My favorite Silver album is “Doin’ the Thing,” recorded at the Village Gate in 1961.It just cooks from start to finish – there’s something equally remarkable and intangible in the interaction between the audience and Silver’s quintet (which features Junior Cook and Blue Mitchell) and the selections are among his best (“Filthy McNasty,” “Kiss Me Right,” “The Gringo”).
Of course, it doesn’t hurt to note that I actually once met Silver.
To be honest, I didn’t fully understand who I was meeting; my jazz education had barely begun.
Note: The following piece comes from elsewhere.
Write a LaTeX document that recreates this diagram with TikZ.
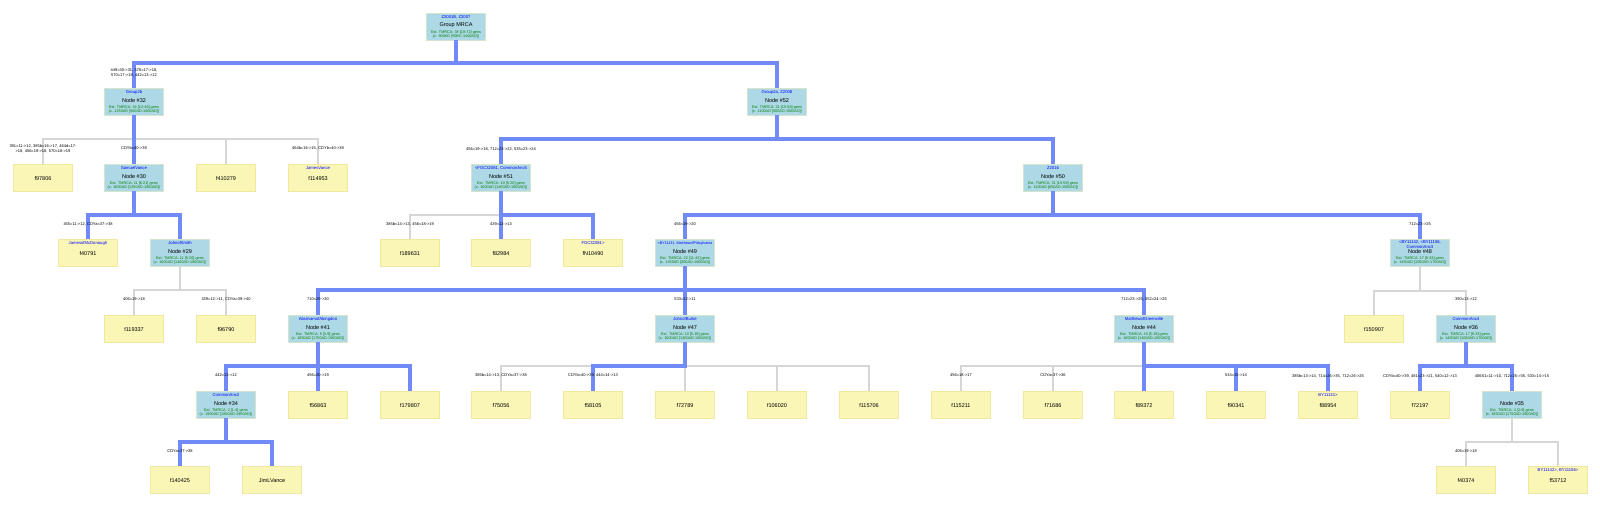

Moreover, in revisiting that encounter in recent days, I began to appreciate not so much Silver’s music but the man who introduced me to it (and him), Mel Williams.
I met Mel on the radio shortly after I moved back to Northern California in early 1991. He hosted a jazz show Fridays on my local public radio station, KUOP. From 6-9 p.m., Mel spun the best in bop and hard bop, filling the Central Valley airwaves with the sound of Sonny Rollins, Stanley Turrentine and, to be sure, Horace Silver.
Music, however, was only half the equation – there was also Mel’s distinctive radio style. He possessed a sandy yet mellifluous voice and listening to him you innately understood that spinning jazz on the air was not just a pastime but something deeper – a calling. You realized instantly that Mel knew all about jazz’s ability to ease your cares and ennoble your spirit.
And he appreciated his listeners, whether they shared his grasp of jazz’s power or were simply hungry novices (like myself). “Good evening, my wonderful listening audience,” each program would begin. He called the show “The World of Mel Williams” and that’s just what he created over those three hours. Great way to start your weekend and expand your horizons.
I’m sure I was told at some point, but I don’t recall now where Mel met Silver. (Mel played sax himself so it’s safe to assume they knew each other from the road.) The men were certainly pals – Mel would travel to the Bay Area whenever Silver was playing and Silver regularly recorded bumpers for Mel’s show. (“This is Horace Silver and whenever I’m in the Central Valley…”).
As the local arts reporter, I wrote about KUOP from time to time so I’d met Mel. One day, he called to let me know Silver would be stopping by the studio. Did I want to meet him?
My knowledge of Silver’s work at that point was limited mainly to what I’d learned from Mel, but I went down to the studio on Friday afternoon to meet him. I wish I could report that the conversation changed my life but, really, about all I remember was the banner Mel had put up welcoming Horace to the station. I’m not even sure of the year (’94? ’95?). I asked questions, tried to give the impression I possessed more knowledge of jazz than I did and went home to the wife and kids.
KUOP changed formats in the late ‘90s, moving from a community station to more of a standard public radio affiliate. Most of the hosts lost their shows in the switch, including Mel, shown the door after 13 years. He died shortly afterward in 1999 at age 69.
His voice, however, has not been completely silenced thanks to his Modesto Radio Museum page, which includes an audio clip. As for me, it’s taken a decade to realize all that Mel did for me – and meeting Horace Silver was just a small part of it.